(Task directions)
No images are to be carried over; print all other material exactly as it stands.

(Provided data)
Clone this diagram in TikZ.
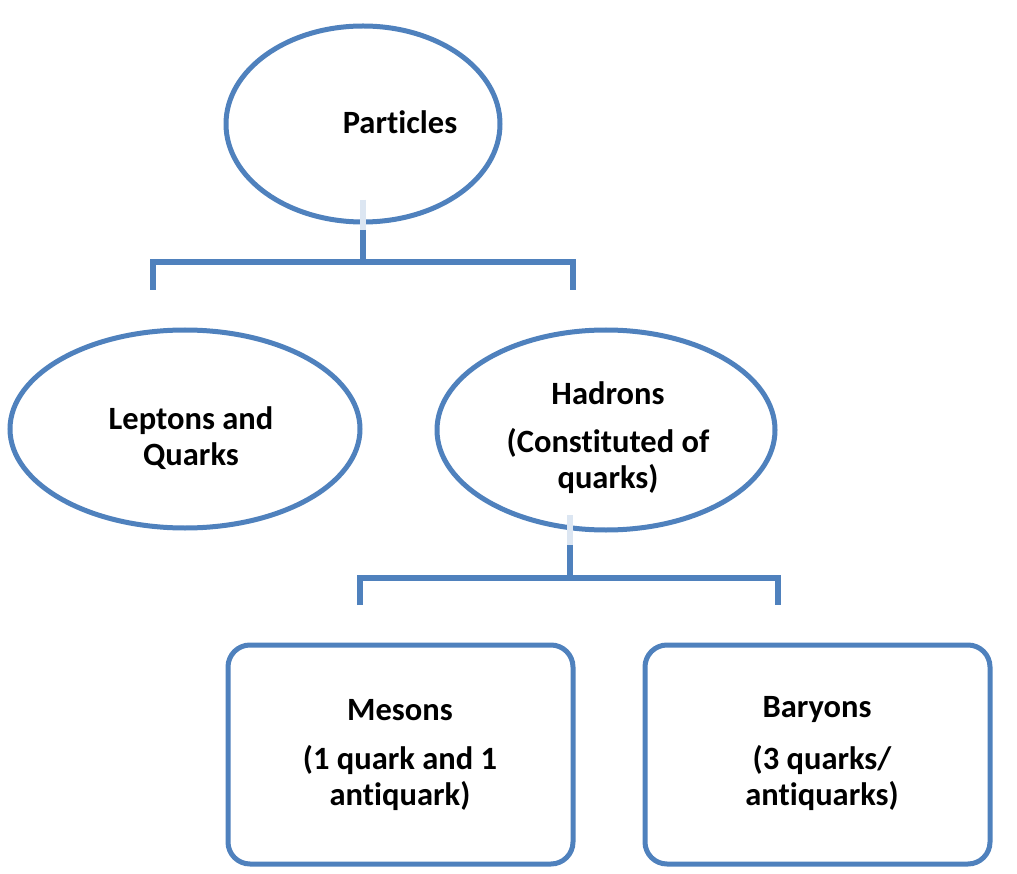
\documentclass[tikz,border=0pt]{standalone}
\usepackage{fontspec}
\setmainfont[Ligatures={NoCommon,NoRare,NoContextual}]{Carlito}
\usetikzlibrary{shapes.geometric}
\definecolor{bl}{RGB}{79,129,189}
\definecolor{lbl}{RGB}{220,230,242}
\begin{document}
\begin{tikzpicture}[x=1pt,y=-1pt,
  ell/.style={ellipse,draw=bl,line width=5pt,fill=white,inner sep=0pt},
  box/.style={rectangle,rounded corners=22pt,draw=bl,line width=5pt,fill=white,minimum width=345pt,minimum height=219pt},
  lbl/.style={font=\bfseries\fontsize{32.5}{36}\selectfont,align=center},
  conn/.style={draw=bl,line width=5.5pt},
  lconn/.style={draw=lbl,line width=5.5pt}]
\useasboundingbox (0,0) rectangle (1017,874);
\node[ell,minimum width=274pt,minimum height=196pt] (p) at (363,124) {};
\node[lbl] at (400,122) {Particles};
\node[ell,minimum width=350pt,minimum height=198pt] (l) at (185,429) {};
\node[lbl] at (191,438) {Leptons and\\Quarks};
\node[ell,minimum width=338pt,minimum height=200pt] (h) at (606,430) {};
\node[lbl] at (608,393) {Hadrons};
\node[lbl] at (608,461) {(Constituted of\\quarks)};
\node[box] (m) at (400.5,754.5) {};
\node[lbl] at (400,710) {Mesons};
\node[lbl] at (400,778) {(1 quark and 1\\antiquark)};
\node[box] (b) at (817.5,754.5) {};
\node[lbl] at (817,710) {Baryons};
\node[lbl] at (822,778) {(3 quarks/\\antiquarks)};
\coordinate (p1) at (363,200); \coordinate (p2) at (363,230);
\coordinate (pj) at (363,262);
\coordinate (pl) at (153,262); \coordinate (pl2) at (153,290);
\coordinate (pr) at (573,262); \coordinate (pr2) at (573,290);
\draw[lconn] (p1) -- (p2);
\draw[conn] (p2) -- (pj);
\draw[conn] (pl2) -- (pl) -- (pr) -- (pr2);
\coordinate (h1) at (570,515); \coordinate (h2) at (570,545);
\coordinate (hj) at (570,578);
\coordinate (hl) at (360,578); \coordinate (hl2) at (360,605);
\coordinate (hr) at (778,578); \coordinate (hr2) at (778,605);
\draw[lconn] (h1) -- (h2);
\draw[conn] (h2) -- (hj);
\draw[conn] (hl2) -- (hl) -- (hr) -- (hr2);
\end{tikzpicture}
\end{document}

(Solution to this exercise)
Clone this diagram in TikZ.
\documentclass[tikz,border=0pt]{standalone}
\usepackage{fontspec}
\setmainfont[Ligatures={NoCommon,NoRare,NoContextual}]{Carlito}
\usetikzlibrary{shapes.geometric}
\definecolor{bl}{RGB}{79,129,189}
\definecolor{lbl}{RGB}{220,230,242}
\begin{document}
\begin{tikzpicture}[x=1pt,y=-1pt,
  ell/.style={ellipse,draw=bl,line width=5pt,fill=white,inner sep=0pt},
  box/.style={rectangle,rounded corners=22pt,draw=bl,line width=5pt,fill=white,minimum width=345pt,minimum height=219pt},
  lbl/.style={font=\bfseries\fontsize{32.5}{36}\selectfont,align=center},
  conn/.style={draw=bl,line width=5.5pt},
  lconn/.style={draw=lbl,line width=5.5pt}]
\useasboundingbox (0,0) rectangle (1017,874);
\node[ell,minimum width=274pt,minimum height=196pt] (p) at (363,124) {};
\node[lbl] at (400,122) {Particles};
\node[ell,minimum width=350pt,minimum height=198pt] (l) at (185,429) {};
\node[lbl] at (191,438) {Leptons and\\Quarks};
\node[ell,minimum width=338pt,minimum height=200pt] (h) at (606,430) {};
\node[lbl] at (608,393) {Hadrons};
\node[lbl] at (608,461) {(Constituted of\\quarks)};
\node[box] (m) at (400.5,754.5) {};
\node[lbl] at (400,710) {Mesons};
\node[lbl] at (400,778) {(1 quark and 1\\antiquark)};
\node[box] (b) at (817.5,754.5) {};
\node[lbl] at (817,710) {Baryons};
\node[lbl] at (822,778) {(3 quarks/\\antiquarks)};
\coordinate (p1) at (363,200); \coordinate (p2) at (363,230);
\coordinate (pj) at (363,262);
\coordinate (pl) at (153,262); \coordinate (pl2) at (153,290);
\coordinate (pr) at (573,262); \coordinate (pr2) at (573,290);
\draw[lconn] (p1) -- (p2);
\draw[conn] (p2) -- (pj);
\draw[conn] (pl2) -- (pl) -- (pr) -- (pr2);
\coordinate (h1) at (570,515); \coordinate (h2) at (570,545);
\coordinate (hj) at (570,578);
\coordinate (hl) at (360,578); \coordinate (hl2) at (360,605);
\coordinate (hr) at (778,578); \coordinate (hr2) at (778,605);
\draw[lconn] (h1) -- (h2);
\draw[conn] (h2) -- (hj);
\draw[conn] (hl2) -- (hl) -- (hr) -- (hr2);
\end{tikzpicture}
\end{document}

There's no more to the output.